__Your goal__: Without including any images, repeat the data exactly.

__Collected material__:
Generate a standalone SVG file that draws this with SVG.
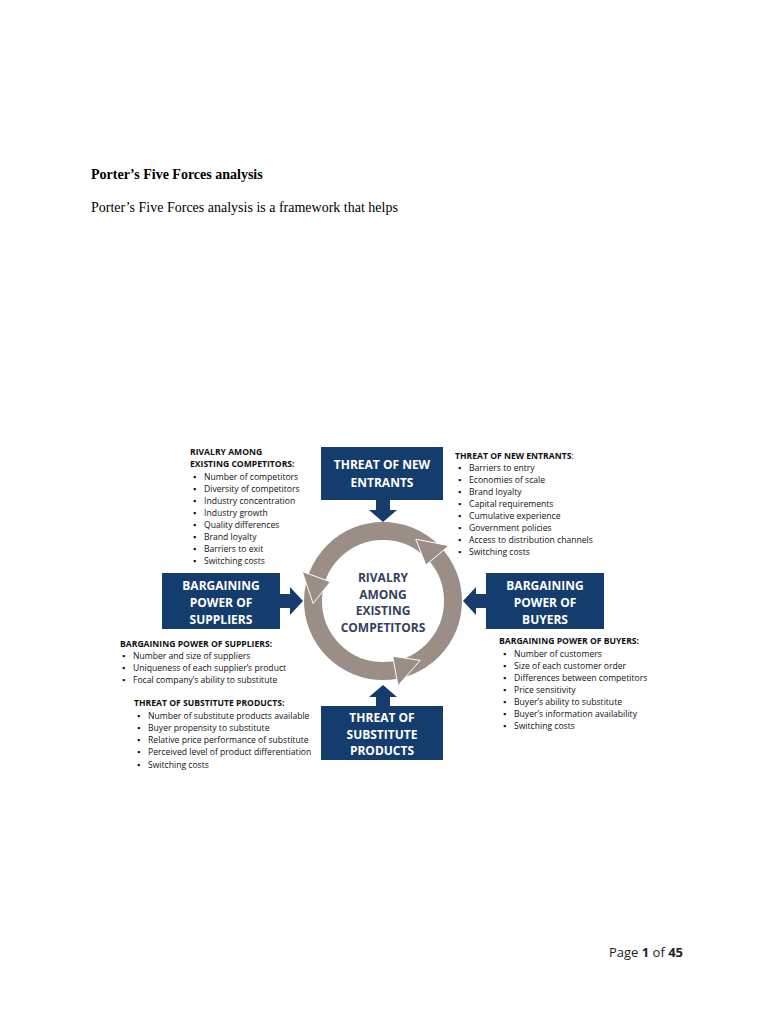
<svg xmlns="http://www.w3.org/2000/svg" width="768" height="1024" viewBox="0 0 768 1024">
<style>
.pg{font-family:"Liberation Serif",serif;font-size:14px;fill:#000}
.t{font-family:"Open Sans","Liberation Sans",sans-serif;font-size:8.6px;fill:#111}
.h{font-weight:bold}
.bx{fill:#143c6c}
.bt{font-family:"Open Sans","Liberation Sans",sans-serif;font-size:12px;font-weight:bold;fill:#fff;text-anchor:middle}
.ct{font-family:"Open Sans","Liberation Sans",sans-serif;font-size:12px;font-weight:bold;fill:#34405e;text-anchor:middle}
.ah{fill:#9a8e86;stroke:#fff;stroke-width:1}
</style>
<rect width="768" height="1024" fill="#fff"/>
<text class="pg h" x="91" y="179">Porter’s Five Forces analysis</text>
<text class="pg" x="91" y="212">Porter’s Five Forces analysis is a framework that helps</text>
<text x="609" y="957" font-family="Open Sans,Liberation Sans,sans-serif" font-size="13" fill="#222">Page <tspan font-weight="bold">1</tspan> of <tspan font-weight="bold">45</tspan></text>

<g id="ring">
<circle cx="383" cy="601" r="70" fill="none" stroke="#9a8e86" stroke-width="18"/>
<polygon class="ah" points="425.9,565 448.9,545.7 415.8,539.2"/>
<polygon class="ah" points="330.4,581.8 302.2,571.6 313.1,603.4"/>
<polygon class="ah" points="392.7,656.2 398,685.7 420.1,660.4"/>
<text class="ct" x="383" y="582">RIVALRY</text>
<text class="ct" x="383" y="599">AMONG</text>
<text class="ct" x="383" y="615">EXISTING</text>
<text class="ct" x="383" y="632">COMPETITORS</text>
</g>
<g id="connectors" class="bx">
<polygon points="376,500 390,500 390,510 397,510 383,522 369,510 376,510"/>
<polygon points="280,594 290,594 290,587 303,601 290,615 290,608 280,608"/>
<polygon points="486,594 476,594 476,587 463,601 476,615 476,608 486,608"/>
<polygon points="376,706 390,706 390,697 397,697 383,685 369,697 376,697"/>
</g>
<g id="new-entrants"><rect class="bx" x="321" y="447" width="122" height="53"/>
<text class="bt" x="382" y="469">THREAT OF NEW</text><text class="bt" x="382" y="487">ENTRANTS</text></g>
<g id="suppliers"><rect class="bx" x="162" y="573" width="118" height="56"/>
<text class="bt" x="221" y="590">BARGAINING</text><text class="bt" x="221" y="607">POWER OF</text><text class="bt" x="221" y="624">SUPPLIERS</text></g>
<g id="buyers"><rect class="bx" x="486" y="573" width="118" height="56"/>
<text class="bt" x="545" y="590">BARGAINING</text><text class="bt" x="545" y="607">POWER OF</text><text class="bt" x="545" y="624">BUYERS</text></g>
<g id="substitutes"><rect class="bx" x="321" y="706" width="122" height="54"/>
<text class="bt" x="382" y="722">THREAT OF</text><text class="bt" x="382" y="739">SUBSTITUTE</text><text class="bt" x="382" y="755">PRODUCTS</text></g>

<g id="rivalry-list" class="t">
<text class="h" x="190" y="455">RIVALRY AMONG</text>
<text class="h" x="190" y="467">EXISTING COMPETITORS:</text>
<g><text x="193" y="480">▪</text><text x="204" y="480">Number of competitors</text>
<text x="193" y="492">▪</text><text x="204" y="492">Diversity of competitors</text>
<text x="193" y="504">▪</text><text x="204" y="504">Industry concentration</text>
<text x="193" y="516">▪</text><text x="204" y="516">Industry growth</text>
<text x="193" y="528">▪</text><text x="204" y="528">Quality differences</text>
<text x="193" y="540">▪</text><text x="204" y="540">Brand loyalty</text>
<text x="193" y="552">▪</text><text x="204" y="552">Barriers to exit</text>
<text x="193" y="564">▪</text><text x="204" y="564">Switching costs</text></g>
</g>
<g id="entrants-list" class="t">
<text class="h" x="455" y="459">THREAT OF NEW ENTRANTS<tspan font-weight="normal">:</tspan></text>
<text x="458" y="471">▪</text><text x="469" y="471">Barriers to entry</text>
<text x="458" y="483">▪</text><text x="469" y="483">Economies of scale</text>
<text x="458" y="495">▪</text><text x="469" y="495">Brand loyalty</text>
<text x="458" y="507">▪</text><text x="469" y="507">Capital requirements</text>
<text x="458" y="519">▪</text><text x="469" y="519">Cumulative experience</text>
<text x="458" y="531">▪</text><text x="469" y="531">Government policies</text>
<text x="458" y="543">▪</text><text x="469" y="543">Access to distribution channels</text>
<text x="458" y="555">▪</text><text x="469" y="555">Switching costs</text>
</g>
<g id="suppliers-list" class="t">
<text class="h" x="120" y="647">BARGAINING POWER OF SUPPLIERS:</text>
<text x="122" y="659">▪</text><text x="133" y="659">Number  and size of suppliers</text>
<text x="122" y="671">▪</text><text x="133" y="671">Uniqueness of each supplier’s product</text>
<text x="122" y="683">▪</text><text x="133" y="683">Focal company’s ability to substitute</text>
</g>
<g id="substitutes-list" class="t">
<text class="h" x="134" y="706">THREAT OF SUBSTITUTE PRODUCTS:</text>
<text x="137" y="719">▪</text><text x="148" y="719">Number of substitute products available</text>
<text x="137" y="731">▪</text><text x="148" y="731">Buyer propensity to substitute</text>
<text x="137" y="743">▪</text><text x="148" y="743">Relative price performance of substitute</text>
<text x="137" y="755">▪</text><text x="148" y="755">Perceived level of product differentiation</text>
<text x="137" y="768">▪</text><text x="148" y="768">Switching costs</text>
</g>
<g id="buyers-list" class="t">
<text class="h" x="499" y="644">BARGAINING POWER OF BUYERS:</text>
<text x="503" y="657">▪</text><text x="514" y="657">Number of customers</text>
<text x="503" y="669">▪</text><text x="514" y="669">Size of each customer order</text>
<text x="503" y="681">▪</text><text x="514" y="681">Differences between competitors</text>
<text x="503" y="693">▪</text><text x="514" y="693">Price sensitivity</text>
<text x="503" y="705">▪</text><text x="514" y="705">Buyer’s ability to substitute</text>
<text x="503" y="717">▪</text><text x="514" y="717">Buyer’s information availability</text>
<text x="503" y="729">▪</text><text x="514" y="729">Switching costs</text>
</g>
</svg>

__Written solution__:
Generate a standalone SVG file that draws this with SVG.
<svg xmlns="http://www.w3.org/2000/svg" width="768" height="1024" viewBox="0 0 768 1024">
<style>
.pg{font-family:"Liberation Serif",serif;font-size:14px;fill:#000}
.t{font-family:"Open Sans","Liberation Sans",sans-serif;font-size:8.6px;fill:#111}
.h{font-weight:bold}
.bx{fill:#143c6c}
.bt{font-family:"Open Sans","Liberation Sans",sans-serif;font-size:12px;font-weight:bold;fill:#fff;text-anchor:middle}
.ct{font-family:"Open Sans","Liberation Sans",sans-serif;font-size:12px;font-weight:bold;fill:#34405e;text-anchor:middle}
.ah{fill:#9a8e86;stroke:#fff;stroke-width:1}
</style>
<rect width="768" height="1024" fill="#fff"/>
<text class="pg h" x="91" y="179">Porter’s Five Forces analysis</text>
<text class="pg" x="91" y="212">Porter’s Five Forces analysis is a framework that helps</text>
<text x="609" y="957" font-family="Open Sans,Liberation Sans,sans-serif" font-size="13" fill="#222">Page <tspan font-weight="bold">1</tspan> of <tspan font-weight="bold">45</tspan></text>

<g id="ring">
<circle cx="383" cy="601" r="70" fill="none" stroke="#9a8e86" stroke-width="18"/>
<polygon class="ah" points="425.9,565 448.9,545.7 415.8,539.2"/>
<polygon class="ah" points="330.4,581.8 302.2,571.6 313.1,603.4"/>
<polygon class="ah" points="392.7,656.2 398,685.7 420.1,660.4"/>
<text class="ct" x="383" y="582">RIVALRY</text>
<text class="ct" x="383" y="599">AMONG</text>
<text class="ct" x="383" y="615">EXISTING</text>
<text class="ct" x="383" y="632">COMPETITORS</text>
</g>
<g id="connectors" class="bx">
<polygon points="376,500 390,500 390,510 397,510 383,522 369,510 376,510"/>
<polygon points="280,594 290,594 290,587 303,601 290,615 290,608 280,608"/>
<polygon points="486,594 476,594 476,587 463,601 476,615 476,608 486,608"/>
<polygon points="376,706 390,706 390,697 397,697 383,685 369,697 376,697"/>
</g>
<g id="new-entrants"><rect class="bx" x="321" y="447" width="122" height="53"/>
<text class="bt" x="382" y="469">THREAT OF NEW</text><text class="bt" x="382" y="487">ENTRANTS</text></g>
<g id="suppliers"><rect class="bx" x="162" y="573" width="118" height="56"/>
<text class="bt" x="221" y="590">BARGAINING</text><text class="bt" x="221" y="607">POWER OF</text><text class="bt" x="221" y="624">SUPPLIERS</text></g>
<g id="buyers"><rect class="bx" x="486" y="573" width="118" height="56"/>
<text class="bt" x="545" y="590">BARGAINING</text><text class="bt" x="545" y="607">POWER OF</text><text class="bt" x="545" y="624">BUYERS</text></g>
<g id="substitutes"><rect class="bx" x="321" y="706" width="122" height="54"/>
<text class="bt" x="382" y="722">THREAT OF</text><text class="bt" x="382" y="739">SUBSTITUTE</text><text class="bt" x="382" y="755">PRODUCTS</text></g>

<g id="rivalry-list" class="t">
<text class="h" x="190" y="455">RIVALRY AMONG</text>
<text class="h" x="190" y="467">EXISTING COMPETITORS:</text>
<g><text x="193" y="480">▪</text><text x="204" y="480">Number of competitors</text>
<text x="193" y="492">▪</text><text x="204" y="492">Diversity of competitors</text>
<text x="193" y="504">▪</text><text x="204" y="504">Industry concentration</text>
<text x="193" y="516">▪</text><text x="204" y="516">Industry growth</text>
<text x="193" y="528">▪</text><text x="204" y="528">Quality differences</text>
<text x="193" y="540">▪</text><text x="204" y="540">Brand loyalty</text>
<text x="193" y="552">▪</text><text x="204" y="552">Barriers to exit</text>
<text x="193" y="564">▪</text><text x="204" y="564">Switching costs</text></g>
</g>
<g id="entrants-list" class="t">
<text class="h" x="455" y="459">THREAT OF NEW ENTRANTS<tspan font-weight="normal">:</tspan></text>
<text x="458" y="471">▪</text><text x="469" y="471">Barriers to entry</text>
<text x="458" y="483">▪</text><text x="469" y="483">Economies of scale</text>
<text x="458" y="495">▪</text><text x="469" y="495">Brand loyalty</text>
<text x="458" y="507">▪</text><text x="469" y="507">Capital requirements</text>
<text x="458" y="519">▪</text><text x="469" y="519">Cumulative experience</text>
<text x="458" y="531">▪</text><text x="469" y="531">Government policies</text>
<text x="458" y="543">▪</text><text x="469" y="543">Access to distribution channels</text>
<text x="458" y="555">▪</text><text x="469" y="555">Switching costs</text>
</g>
<g id="suppliers-list" class="t">
<text class="h" x="120" y="647">BARGAINING POWER OF SUPPLIERS:</text>
<text x="122" y="659">▪</text><text x="133" y="659">Number  and size of suppliers</text>
<text x="122" y="671">▪</text><text x="133" y="671">Uniqueness of each supplier’s product</text>
<text x="122" y="683">▪</text><text x="133" y="683">Focal company’s ability to substitute</text>
</g>
<g id="substitutes-list" class="t">
<text class="h" x="134" y="706">THREAT OF SUBSTITUTE PRODUCTS:</text>
<text x="137" y="719">▪</text><text x="148" y="719">Number of substitute products available</text>
<text x="137" y="731">▪</text><text x="148" y="731">Buyer propensity to substitute</text>
<text x="137" y="743">▪</text><text x="148" y="743">Relative price performance of substitute</text>
<text x="137" y="755">▪</text><text x="148" y="755">Perceived level of product differentiation</text>
<text x="137" y="768">▪</text><text x="148" y="768">Switching costs</text>
</g>
<g id="buyers-list" class="t">
<text class="h" x="499" y="644">BARGAINING POWER OF BUYERS:</text>
<text x="503" y="657">▪</text><text x="514" y="657">Number of customers</text>
<text x="503" y="669">▪</text><text x="514" y="669">Size of each customer order</text>
<text x="503" y="681">▪</text><text x="514" y="681">Differences between competitors</text>
<text x="503" y="693">▪</text><text x="514" y="693">Price sensitivity</text>
<text x="503" y="705">▪</text><text x="514" y="705">Buyer’s ability to substitute</text>
<text x="503" y="717">▪</text><text x="514" y="717">Buyer’s information availability</text>
<text x="503" y="729">▪</text><text x="514" y="729">Switching costs</text>
</g>
</svg>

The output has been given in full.